## BEGIN SUPPLIED MATERIAL
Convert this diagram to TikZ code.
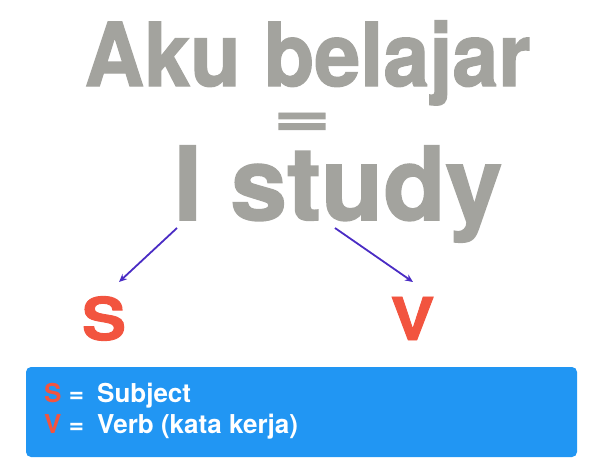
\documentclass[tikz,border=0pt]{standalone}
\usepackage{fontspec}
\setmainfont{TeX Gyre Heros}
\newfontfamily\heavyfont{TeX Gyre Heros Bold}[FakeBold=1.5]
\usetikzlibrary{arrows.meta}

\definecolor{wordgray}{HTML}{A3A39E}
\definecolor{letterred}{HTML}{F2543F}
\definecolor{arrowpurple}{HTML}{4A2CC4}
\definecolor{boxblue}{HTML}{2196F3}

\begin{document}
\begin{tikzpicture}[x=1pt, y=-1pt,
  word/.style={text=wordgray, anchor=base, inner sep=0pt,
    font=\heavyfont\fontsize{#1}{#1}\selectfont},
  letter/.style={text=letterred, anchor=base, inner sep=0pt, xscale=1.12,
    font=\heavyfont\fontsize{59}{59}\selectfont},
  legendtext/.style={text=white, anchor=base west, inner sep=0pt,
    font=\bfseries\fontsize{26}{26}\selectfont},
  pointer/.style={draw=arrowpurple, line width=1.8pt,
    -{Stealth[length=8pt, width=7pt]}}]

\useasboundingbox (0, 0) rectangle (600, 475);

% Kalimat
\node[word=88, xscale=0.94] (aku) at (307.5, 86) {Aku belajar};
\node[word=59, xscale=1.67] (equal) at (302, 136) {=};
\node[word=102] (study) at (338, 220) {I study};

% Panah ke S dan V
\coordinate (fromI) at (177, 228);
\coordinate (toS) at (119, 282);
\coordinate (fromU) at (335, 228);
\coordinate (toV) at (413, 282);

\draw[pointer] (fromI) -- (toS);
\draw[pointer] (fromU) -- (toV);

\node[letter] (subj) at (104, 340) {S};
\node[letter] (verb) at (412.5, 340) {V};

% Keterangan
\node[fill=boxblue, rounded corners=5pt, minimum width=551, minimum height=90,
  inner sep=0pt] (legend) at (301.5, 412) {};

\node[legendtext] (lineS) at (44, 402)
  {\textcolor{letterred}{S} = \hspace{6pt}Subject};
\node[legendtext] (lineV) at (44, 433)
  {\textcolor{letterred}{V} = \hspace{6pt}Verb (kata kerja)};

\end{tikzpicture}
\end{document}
## END SUPPLIED MATERIAL
_PROBLEM TO WORK ON:_ All of the data above should be quoted exactly, except for the pictures.

_TASK RESPONSE:_
Convert this diagram to TikZ code.
\documentclass[tikz,border=0pt]{standalone}
\usepackage{fontspec}
\setmainfont{TeX Gyre Heros}
\newfontfamily\heavyfont{TeX Gyre Heros Bold}[FakeBold=1.5]
\usetikzlibrary{arrows.meta}

\definecolor{wordgray}{HTML}{A3A39E}
\definecolor{letterred}{HTML}{F2543F}
\definecolor{arrowpurple}{HTML}{4A2CC4}
\definecolor{boxblue}{HTML}{2196F3}

\begin{document}
\begin{tikzpicture}[x=1pt, y=-1pt,
  word/.style={text=wordgray, anchor=base, inner sep=0pt,
    font=\heavyfont\fontsize{#1}{#1}\selectfont},
  letter/.style={text=letterred, anchor=base, inner sep=0pt, xscale=1.12,
    font=\heavyfont\fontsize{59}{59}\selectfont},
  legendtext/.style={text=white, anchor=base west, inner sep=0pt,
    font=\bfseries\fontsize{26}{26}\selectfont},
  pointer/.style={draw=arrowpurple, line width=1.8pt,
    -{Stealth[length=8pt, width=7pt]}}]

\useasboundingbox (0, 0) rectangle (600, 475);

% Kalimat
\node[word=88, xscale=0.94] (aku) at (307.5, 86) {Aku belajar};
\node[word=59, xscale=1.67] (equal) at (302, 136) {=};
\node[word=102] (study) at (338, 220) {I study};

% Panah ke S dan V
\coordinate (fromI) at (177, 228);
\coordinate (toS) at (119, 282);
\coordinate (fromU) at (335, 228);
\coordinate (toV) at (413, 282);

\draw[pointer] (fromI) -- (toS);
\draw[pointer] (fromU) -- (toV);

\node[letter] (subj) at (104, 340) {S};
\node[letter] (verb) at (412.5, 340) {V};

% Keterangan
\node[fill=boxblue, rounded corners=5pt, minimum width=551, minimum height=90,
  inner sep=0pt] (legend) at (301.5, 412) {};

\node[legendtext] (lineS) at (44, 402)
  {\textcolor{letterred}{S} = \hspace{6pt}Subject};
\node[legendtext] (lineV) at (44, 433)
  {\textcolor{letterred}{V} = \hspace{6pt}Verb (kata kerja)};

\end{tikzpicture}
\end{document}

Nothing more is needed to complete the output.